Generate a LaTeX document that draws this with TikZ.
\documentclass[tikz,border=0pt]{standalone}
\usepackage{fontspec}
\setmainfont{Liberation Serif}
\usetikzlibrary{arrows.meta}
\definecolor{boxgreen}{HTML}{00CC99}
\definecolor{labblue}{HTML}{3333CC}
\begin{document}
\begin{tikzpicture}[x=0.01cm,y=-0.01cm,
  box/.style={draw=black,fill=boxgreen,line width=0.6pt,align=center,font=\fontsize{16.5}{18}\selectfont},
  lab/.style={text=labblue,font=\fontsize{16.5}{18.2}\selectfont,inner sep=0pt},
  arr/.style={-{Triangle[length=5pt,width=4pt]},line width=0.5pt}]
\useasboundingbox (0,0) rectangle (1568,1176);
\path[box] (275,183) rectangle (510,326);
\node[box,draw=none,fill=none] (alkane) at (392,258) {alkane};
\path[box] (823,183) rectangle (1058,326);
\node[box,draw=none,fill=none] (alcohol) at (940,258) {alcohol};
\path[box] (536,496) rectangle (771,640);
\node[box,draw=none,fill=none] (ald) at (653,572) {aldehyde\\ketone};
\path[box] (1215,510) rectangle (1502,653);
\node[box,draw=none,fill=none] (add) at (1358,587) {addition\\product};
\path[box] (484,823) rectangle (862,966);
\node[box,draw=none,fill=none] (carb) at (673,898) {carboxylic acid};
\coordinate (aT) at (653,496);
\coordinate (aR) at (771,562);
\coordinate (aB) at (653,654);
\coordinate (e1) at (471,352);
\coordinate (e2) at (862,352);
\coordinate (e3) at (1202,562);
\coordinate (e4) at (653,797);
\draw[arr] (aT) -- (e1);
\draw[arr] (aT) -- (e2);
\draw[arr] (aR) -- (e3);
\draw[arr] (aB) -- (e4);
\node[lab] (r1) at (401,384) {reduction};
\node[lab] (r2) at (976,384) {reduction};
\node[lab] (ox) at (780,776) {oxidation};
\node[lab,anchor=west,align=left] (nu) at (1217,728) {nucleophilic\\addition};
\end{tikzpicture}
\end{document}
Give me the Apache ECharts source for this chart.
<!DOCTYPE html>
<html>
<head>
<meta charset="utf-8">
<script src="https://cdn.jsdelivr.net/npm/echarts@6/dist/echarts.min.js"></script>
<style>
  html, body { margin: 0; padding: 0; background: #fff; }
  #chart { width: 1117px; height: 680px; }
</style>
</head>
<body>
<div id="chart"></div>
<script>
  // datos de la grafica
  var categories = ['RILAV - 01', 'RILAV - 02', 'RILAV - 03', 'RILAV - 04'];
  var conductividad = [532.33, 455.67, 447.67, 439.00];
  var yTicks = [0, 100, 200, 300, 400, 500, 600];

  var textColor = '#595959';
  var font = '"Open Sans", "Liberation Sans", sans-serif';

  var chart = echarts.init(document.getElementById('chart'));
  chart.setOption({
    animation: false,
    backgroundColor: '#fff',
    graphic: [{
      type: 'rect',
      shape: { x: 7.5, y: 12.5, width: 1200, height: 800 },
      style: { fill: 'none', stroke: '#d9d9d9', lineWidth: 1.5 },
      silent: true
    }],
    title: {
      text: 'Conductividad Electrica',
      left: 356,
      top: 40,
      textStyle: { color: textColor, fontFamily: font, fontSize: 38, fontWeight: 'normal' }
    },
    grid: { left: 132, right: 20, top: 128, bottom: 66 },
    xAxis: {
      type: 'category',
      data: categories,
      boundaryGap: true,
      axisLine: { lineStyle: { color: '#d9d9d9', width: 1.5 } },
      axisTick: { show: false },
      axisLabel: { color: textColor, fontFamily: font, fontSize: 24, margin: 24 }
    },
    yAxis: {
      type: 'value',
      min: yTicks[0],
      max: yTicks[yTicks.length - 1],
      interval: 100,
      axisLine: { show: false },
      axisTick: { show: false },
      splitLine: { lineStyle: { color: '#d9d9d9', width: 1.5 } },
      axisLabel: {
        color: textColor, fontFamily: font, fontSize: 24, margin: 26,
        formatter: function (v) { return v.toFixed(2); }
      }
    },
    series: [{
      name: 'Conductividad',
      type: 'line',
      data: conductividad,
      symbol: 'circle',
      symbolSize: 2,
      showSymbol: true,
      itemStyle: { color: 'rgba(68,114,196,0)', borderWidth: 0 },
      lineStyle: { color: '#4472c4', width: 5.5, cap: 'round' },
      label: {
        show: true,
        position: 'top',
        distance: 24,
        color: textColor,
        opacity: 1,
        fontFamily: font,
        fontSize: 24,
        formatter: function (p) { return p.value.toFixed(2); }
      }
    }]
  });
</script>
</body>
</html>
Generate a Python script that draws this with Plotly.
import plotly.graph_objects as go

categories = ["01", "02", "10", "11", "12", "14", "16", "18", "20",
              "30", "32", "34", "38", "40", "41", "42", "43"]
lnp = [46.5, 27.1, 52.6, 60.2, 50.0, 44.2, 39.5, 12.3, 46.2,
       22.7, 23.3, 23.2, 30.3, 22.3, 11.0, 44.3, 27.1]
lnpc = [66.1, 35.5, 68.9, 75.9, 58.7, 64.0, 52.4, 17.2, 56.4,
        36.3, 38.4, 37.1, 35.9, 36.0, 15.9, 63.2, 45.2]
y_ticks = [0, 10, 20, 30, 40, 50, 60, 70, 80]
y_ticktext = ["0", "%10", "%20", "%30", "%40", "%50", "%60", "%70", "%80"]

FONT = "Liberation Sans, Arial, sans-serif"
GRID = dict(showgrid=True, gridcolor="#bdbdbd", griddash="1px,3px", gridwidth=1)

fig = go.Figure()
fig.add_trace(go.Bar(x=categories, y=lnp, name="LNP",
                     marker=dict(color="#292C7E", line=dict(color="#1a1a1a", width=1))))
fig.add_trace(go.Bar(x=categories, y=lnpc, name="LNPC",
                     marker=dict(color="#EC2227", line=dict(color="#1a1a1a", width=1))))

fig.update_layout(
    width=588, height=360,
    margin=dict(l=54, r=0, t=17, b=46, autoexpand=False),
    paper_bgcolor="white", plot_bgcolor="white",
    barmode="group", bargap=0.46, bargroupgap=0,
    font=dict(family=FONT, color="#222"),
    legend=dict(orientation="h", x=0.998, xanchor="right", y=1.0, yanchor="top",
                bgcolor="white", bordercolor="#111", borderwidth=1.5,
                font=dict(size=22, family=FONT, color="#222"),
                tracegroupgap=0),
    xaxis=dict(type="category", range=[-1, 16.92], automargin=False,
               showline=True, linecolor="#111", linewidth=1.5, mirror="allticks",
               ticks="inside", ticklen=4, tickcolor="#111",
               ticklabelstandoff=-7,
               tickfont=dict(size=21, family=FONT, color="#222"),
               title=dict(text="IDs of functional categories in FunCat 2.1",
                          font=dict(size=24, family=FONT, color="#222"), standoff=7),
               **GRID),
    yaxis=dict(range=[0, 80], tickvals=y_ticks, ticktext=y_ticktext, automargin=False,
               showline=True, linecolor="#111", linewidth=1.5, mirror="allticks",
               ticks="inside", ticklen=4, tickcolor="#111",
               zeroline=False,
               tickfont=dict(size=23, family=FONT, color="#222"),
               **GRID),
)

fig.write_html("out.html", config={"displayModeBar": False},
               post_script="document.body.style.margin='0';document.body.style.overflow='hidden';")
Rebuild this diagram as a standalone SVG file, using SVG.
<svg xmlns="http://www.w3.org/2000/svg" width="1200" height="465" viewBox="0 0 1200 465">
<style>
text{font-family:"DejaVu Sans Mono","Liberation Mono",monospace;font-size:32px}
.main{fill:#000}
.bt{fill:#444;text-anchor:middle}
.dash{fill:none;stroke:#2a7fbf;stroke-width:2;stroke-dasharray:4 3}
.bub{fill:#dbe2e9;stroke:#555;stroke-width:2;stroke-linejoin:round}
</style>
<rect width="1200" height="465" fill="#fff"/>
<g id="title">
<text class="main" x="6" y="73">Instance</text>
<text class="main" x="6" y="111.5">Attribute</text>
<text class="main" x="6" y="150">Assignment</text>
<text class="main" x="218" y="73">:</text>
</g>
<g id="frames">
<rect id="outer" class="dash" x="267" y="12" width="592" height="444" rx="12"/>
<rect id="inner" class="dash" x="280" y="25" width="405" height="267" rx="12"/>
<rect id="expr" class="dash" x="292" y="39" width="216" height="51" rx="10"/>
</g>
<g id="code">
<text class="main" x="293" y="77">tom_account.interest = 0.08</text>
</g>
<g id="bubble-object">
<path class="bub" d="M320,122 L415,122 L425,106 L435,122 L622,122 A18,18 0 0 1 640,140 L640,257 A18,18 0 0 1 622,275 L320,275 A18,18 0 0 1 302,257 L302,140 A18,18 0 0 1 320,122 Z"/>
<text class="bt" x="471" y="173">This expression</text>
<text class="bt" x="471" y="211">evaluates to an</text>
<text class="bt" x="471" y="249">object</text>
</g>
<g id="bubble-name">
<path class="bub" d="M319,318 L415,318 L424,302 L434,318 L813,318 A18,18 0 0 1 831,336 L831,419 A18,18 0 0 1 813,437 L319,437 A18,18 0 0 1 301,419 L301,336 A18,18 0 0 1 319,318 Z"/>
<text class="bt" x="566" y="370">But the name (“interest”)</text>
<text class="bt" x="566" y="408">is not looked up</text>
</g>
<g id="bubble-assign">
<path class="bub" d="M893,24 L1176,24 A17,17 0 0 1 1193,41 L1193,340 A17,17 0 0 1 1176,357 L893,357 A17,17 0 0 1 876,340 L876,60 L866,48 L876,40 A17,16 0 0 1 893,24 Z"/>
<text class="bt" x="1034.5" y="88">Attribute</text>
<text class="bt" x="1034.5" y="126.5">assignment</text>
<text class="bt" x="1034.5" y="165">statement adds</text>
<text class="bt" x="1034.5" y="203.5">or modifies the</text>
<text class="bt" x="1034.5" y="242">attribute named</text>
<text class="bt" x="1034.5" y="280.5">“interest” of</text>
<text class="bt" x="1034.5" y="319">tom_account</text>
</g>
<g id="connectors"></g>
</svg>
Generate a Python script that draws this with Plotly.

━━━━━━━━━━━━━━━━

AIM OF THE EXERCISE »
From the entries above, copy every line containing the word "standalone".

CORRECT ANSWER »
\documentclass[tikz,border=0pt]{standalone}
Rebuild this diagram as a standalone SVG file, using SVG.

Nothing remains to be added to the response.